I seized the iPad. “This is maddening,” I said. “They had all weekend to take this thing down. They haven’t even answered my email.”
“Did you read your bio?”
Again I wondered, Who could have done this? Had I been late with a patient? Curt with a temp? An idea struck me. “You know who this might be?”
“Who?”
“Anonymous.”
“Who’s Anonymous?”
I reminded her of the scumbag who had failed to pay for his bridgework and then left nasty reviews of me on Google.
“Wasn’t that, like, two years ago?” she said. “Would he really still be—”
“It’s unfair!” I said. “It really doesn’t take a lot to have a cave dweller.”
“Read your bio,” she said.
Dr. O’Rourke has been practicing dentistry for over ten years. A native of Maine, he is committed to the highest standard of treatment for his patients. His friendly, personable nature combined with his extensive background guarantees you a pleasant, relaxing, and stress-free visit.
I looked up at her. “Whoever did this has an intimate knowledge of me and this office,” I said.
“Have you gotten to the weird part?” she asked.
The bio ended with the weird part.
Come now therefore, and with thee shall I establish my covenant. For I shall make of thee a great nation. But thou must lead thy people away from these lords of war, and never make of them an enemy in my name. And if thou remember my covenant, thou shall not be consumed. But if thou makest of me a God, and worship me, and send for the psaltery and the tabret to prophesy of my intentions, and make war, then ye shall be consumed. For man knoweth me not.
“What the hell is this?” I said, searching her face. “Something from the Bible?”
“Sounds like it.”
“What’s this doing in my bio?”
She shrugged.
“Is there anything like this on your bio page?”
She shook her head.
“Betsy’s? Abby’s?”
“Only yours,” she said.
“I’m not a Christian,” I said. “I don’t want a quote from the Bible on my website. Who did this?”
She relieved me of the iPad. “Maybe you should talk to Betsy,” she said.

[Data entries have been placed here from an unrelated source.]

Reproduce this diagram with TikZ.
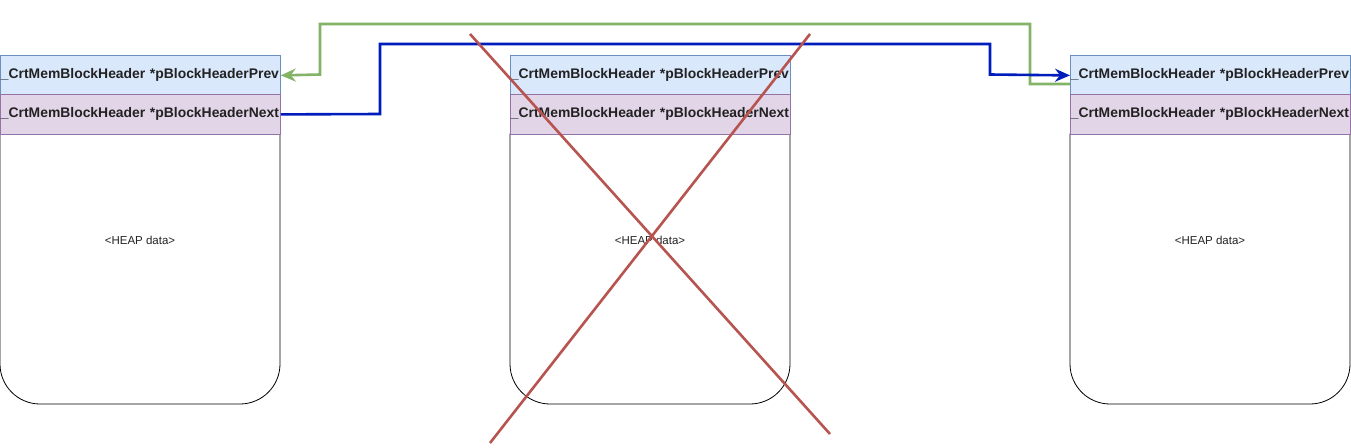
\documentclass[tikz,border=0pt]{standalone}
\usepackage{fontspec}
\setmainfont{Liberation Sans}
\usetikzlibrary{arrows.meta}
\definecolor{hdrfill}{HTML}{DAE8FC}
\definecolor{hdrline}{HTML}{6C8EBF}
\definecolor{nxtfill}{HTML}{E1D5E7}
\definecolor{nxtline}{HTML}{9673A6}
\definecolor{grn}{HTML}{82B366}
\definecolor{blu}{HTML}{001DBC}
\definecolor{redx}{HTML}{B85450}
\definecolor{txt}{HTML}{222222}
\tikzset{
  field/.style={draw, line width=0.8pt, minimum width=280pt, minimum height=40pt, anchor=north west,
    inner sep=0.5pt, text width=279pt, align=left, font=\fontsize{13.9}{15}\selectfont\bfseries, text=txt},
  prevf/.style={field, fill=hdrfill, draw=hdrline},
  nextf/.style={field, fill=nxtfill, draw=nxtline},
  body/.style={draw=black, line width=0.8pt, fill=white},
  heaplbl/.style={font=\fontsize{11.5}{13}\selectfont, text=txt},
  conn/.style={line width=2.6pt, line join=miter},
  tipc/.style={-{Stealth[length=15pt,width=13pt,inset=5pt]}},
  cross/.style={draw=redx, line width=2.6pt}
}
\begin{document}
\begin{tikzpicture}[x=1pt,y=-1pt]
\useasboundingbox (0,0) rectangle (1351,447);
% bodies
\foreach \bx/\nm in {0/b1,510/b2,1070/b3}{
  \path[body] (\bx,134) -- (\bx,364) arc[start angle=180,end angle=90,radius=40] -- (\bx+240,404)
     arc[start angle=90,end angle=0,radius=40] -- (\bx+280,134) -- cycle;
  \node[heaplbl] (\nm) at (\bx+140,240) {<HEAP data>};
}
% header fields
\node[prevf] (p1) at (0,55) {\_CrtMemBlockHeader *pBlockHeaderPrev};
\node[nextf] (n1) at (0,94) {\_CrtMemBlockHeader *pBlockHeaderNext};
\node[prevf] (p2) at (510,55) {\_CrtMemBlockHeader *pBlockHeaderPrev};
\node[nextf] (n2) at (510,94) {\_CrtMemBlockHeader *pBlockHeaderNext};
\node[prevf] (p3) at (1070,55) {\_CrtMemBlockHeader *pBlockHeaderPrev};
\node[nextf] (n3) at (1070,94) {\_CrtMemBlockHeader *pBlockHeaderNext};
% connectors
\coordinate (g0) at (1070,84);
\draw[conn, grn, tipc] (g0) -- (1030,84) -- (1030,24) -- (320,24) -- (320,74.5) -- (p1.east);
\draw[conn, blu, tipc] (n1.east) -- (380,114) -- (380,44) -- (990,44) -- (990,74.5) -- (p3.west);
% red cross
\coordinate (x1) at (470,34);
\coordinate (x2) at (830,434);
\coordinate (x3) at (810,34);
\coordinate (x4) at (490,443);
\draw[cross] (x1) -- (x2);
\draw[cross] (x3) -- (x4);
\end{tikzpicture}
\end{document}
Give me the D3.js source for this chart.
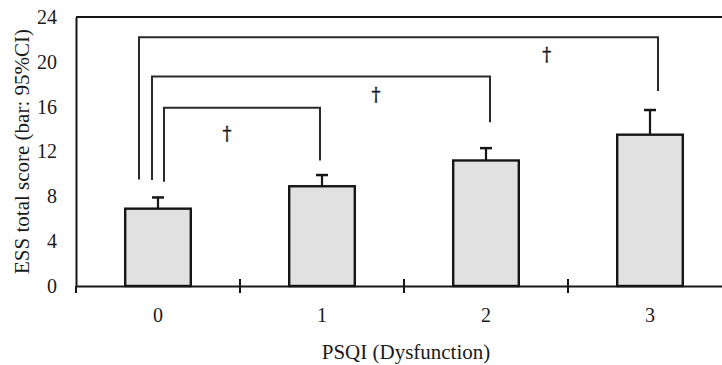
<!DOCTYPE html>
<html>
<head>
<meta charset="utf-8">
<script src="https://cdn.jsdelivr.net/npm/d3@7"></script>
<style>
  body { margin: 0; background: #fff; }
  svg { display: block; }
  text { font-family: "Liberation Serif", "Times New Roman", serif; fill: #1a1a1a; }
</style>
</head>
<body>
<div id="chart"></div>
<script>
// PSQI dysfunction score categories
const categories = ["0", "1", "2", "3"];
// ESS total score, mean and upper 95% CI
const means = [6.9, 8.9, 11.2, 13.5];
const ciUpper = [7.9, 9.9, 12.3, 15.7];
const yTicks = [0, 4, 8, 12, 16, 20, 24];

// significance brackets (category pairs), in score units
const pairs = [[0, 1], [0, 2], [0, 3]];
const bracketLevel = [15.9, 18.7, 22.2];
const leftLegEnd = [9.3, 9.45, 9.5];
const rightLegEnd = [11.2, 14.6, 17.4];
const markPos = [0.42, 1.33, 2.37];   // position along category axis
const markLevel = [13.5, 17.0, 20.6];
const markText = ["\u2020", "\u2020", "\u2020"];

const W = 722, H = 365;
const margin = { top: 17, left: 76 };
const plotW = 656, plotH = 269;
const serif = '"Liberation Serif", "Times New Roman", serif';

const svg = d3.select("#chart").append("svg")
  .attr("width", W)
  .attr("height", H);

const g = svg.append("g")
  .attr("transform", `translate(${margin.left},${margin.top})`);

const x = d3.scaleBand()
  .domain(categories)
  .range([0, plotW])
  .paddingInner(0.6)
  .paddingOuter(0.3);

const y = d3.scaleLinear()
  .domain([0, 24])
  .range([plotH, 0]);

// continuous position along categories (for annotation marks)
const xc = d3.scaleLinear()
  .domain([0, categories.length - 1])
  .range([x(categories[0]) + x.bandwidth() / 2, x(categories[categories.length - 1]) + x.bandwidth() / 2]);

const ink = "#161616";

// top frame line
g.append("line")
  .attr("x1", 0).attr("x2", plotW)
  .attr("y1", y(24)).attr("y2", y(24))
  .attr("stroke", ink).attr("stroke-width", 2);

// y axis
const yAxis = g.append("g")
  .call(d3.axisLeft(y).tickValues(yTicks).tickSize(0).tickPadding(19));
yAxis.select(".domain").attr("stroke", ink).attr("stroke-width", 2);
yAxis.selectAll("text")
  .style("font-family", serif)
  .style("font-size", "20px")
  .attr("fill", "#1a1a1a");

// x axis
const xAxis = g.append("g")
  .attr("transform", `translate(0,${plotH})`)
  .call(d3.axisBottom(x).tickSize(0).tickPadding(22).tickSizeOuter(0));
xAxis.select(".domain").attr("stroke", ink).attr("stroke-width", 2);
xAxis.selectAll("text")
  .style("font-family", serif)
  .style("font-size", "20px")
  .attr("fill", "#1a1a1a");

// separator ticks between categories
const step = x.step();
const boundaries = categories.map((c, i) => i === 0 ? 0 : x(c) - step * x.paddingInner() / 2);
g.append("g").selectAll("line")
  .data(boundaries)
  .join("line")
  .attr("x1", d => d).attr("x2", d => d)
  .attr("y1", (d, i) => i === 0 ? plotH : plotH - 7)
  .attr("y2", plotH + 7)
  .attr("stroke", ink).attr("stroke-width", 2);

// error bars (upper CI)
const err = g.append("g");
err.selectAll("line.stem")
  .data(categories)
  .join("line")
  .attr("class", "stem")
  .attr("x1", d => x(d) + x.bandwidth() / 2)
  .attr("x2", d => x(d) + x.bandwidth() / 2)
  .attr("y1", (d, i) => y(means[i]))
  .attr("y2", (d, i) => y(ciUpper[i]))
  .attr("stroke", ink).attr("stroke-width", 2.2);
err.selectAll("line.cap")
  .data(categories)
  .join("line")
  .attr("class", "cap")
  .attr("x1", d => x(d) + x.bandwidth() / 2 - 6)
  .attr("x2", d => x(d) + x.bandwidth() / 2 + 6)
  .attr("y1", (d, i) => y(ciUpper[i]))
  .attr("y2", (d, i) => y(ciUpper[i]))
  .attr("stroke", ink).attr("stroke-width", 2.5);

// bars
g.append("g").selectAll("rect")
  .data(categories)
  .join("rect")
  .attr("x", d => x(d))
  .attr("y", (d, i) => y(means[i]))
  .attr("width", x.bandwidth())
  .attr("height", (d, i) => y(0) - y(means[i]))
  .attr("fill", "#e1e1e1")
  .attr("stroke", ink)
  .attr("stroke-width", 2.4);

// significance brackets
const leftOffset = [6, -6, -19];
const rightOffset = [-2, 4, 8];
const center = i => x(categories[i]) + x.bandwidth() / 2;
g.append("g").selectAll("path")
  .data(pairs)
  .join("path")
  .attr("d", (p, i) => {
    const xl = center(p[0]) + leftOffset[i];
    const xr = center(p[1]) + rightOffset[i];
    return `M${xl},${y(leftLegEnd[i])}V${y(bracketLevel[i])}H${xr}V${y(rightLegEnd[i])}`;
  })
  .attr("fill", "none")
  .attr("stroke", "#2a2a2a")
  .attr("stroke-width", 2);

g.append("g").selectAll("text")
  .data(markText)
  .join("text")
  .attr("x", (d, i) => xc(markPos[i]))
  .attr("y", (d, i) => y(markLevel[i]))
  .attr("dy", "0.3em")
  .attr("text-anchor", "middle")
  .style("font-family", '"DejaVu Serif", serif')
  .style("font-size", "18px")
  .attr("fill", "#222")
  .attr("stroke", "#222")
  .attr("stroke-width", 0.4)
  .text(d => d);

// axis titles
svg.append("text")
  .attr("x", margin.left + plotW / 2 + 2)
  .attr("y", 359)
  .attr("text-anchor", "middle")
  .style("font-size", "21px")
  .text("PSQI (Dysfunction)");

svg.append("text")
  .attr("transform", `translate(29,${margin.top + plotH / 2}) rotate(-90)`)
  .attr("text-anchor", "middle")
  .style("font-size", "21px")
  .text("ESS total score (bar: 95%CI)");
</script>
</body>
</html>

Mrs. Convoy came to and from work with a floppy-eared Ignatius — highlighted, of course — with her name, Elizabeth Anne Convoy, inlaid in faux-gold lettering on the green pleather cover. It had been in her possession nearly half a century, since the day of her First Communion. There was nothing that so perfectly embodied my ambivalence toward Mrs. Convoy. First, because she was an expert in goddamned everything, and her authority and its imperious tone were bestowed upon her by that archetype of all knowingness, the Bible. But later, in a casual moment, when she was out of sight, I’d catch a glimpse of that totem resting faithfully inside her open purse, and Mrs. Convoy, head ballbreaker, would reincarnate into Elizabeth Anne Convoy, a perfectly insignificant, irredeemably homely creature who, I could easily imagine, thought so little of herself that to find her name engraved on God’s book would move her to tears. Conjuring that awkward, insecure girl, I wanted to tell her that God loved her. I did not want Betsy Convoy, or anyone else for that matter, believing that down deep they were ugly, worthless, unwanted, inconsequential, and unlovable. If God served no other purpose, I thought, this alone justified Him. Thank God for God! I thought. What work He did, what love He extended, when mortal beings failed. The travails of lonely people, of the disfigured and the handicapped, need not seize the heart of the sympathetic observer with suicidal pity, because God loved them. Because of God, even the imperious ballbreakers, moralizing windbags, and meddling assholes may know love.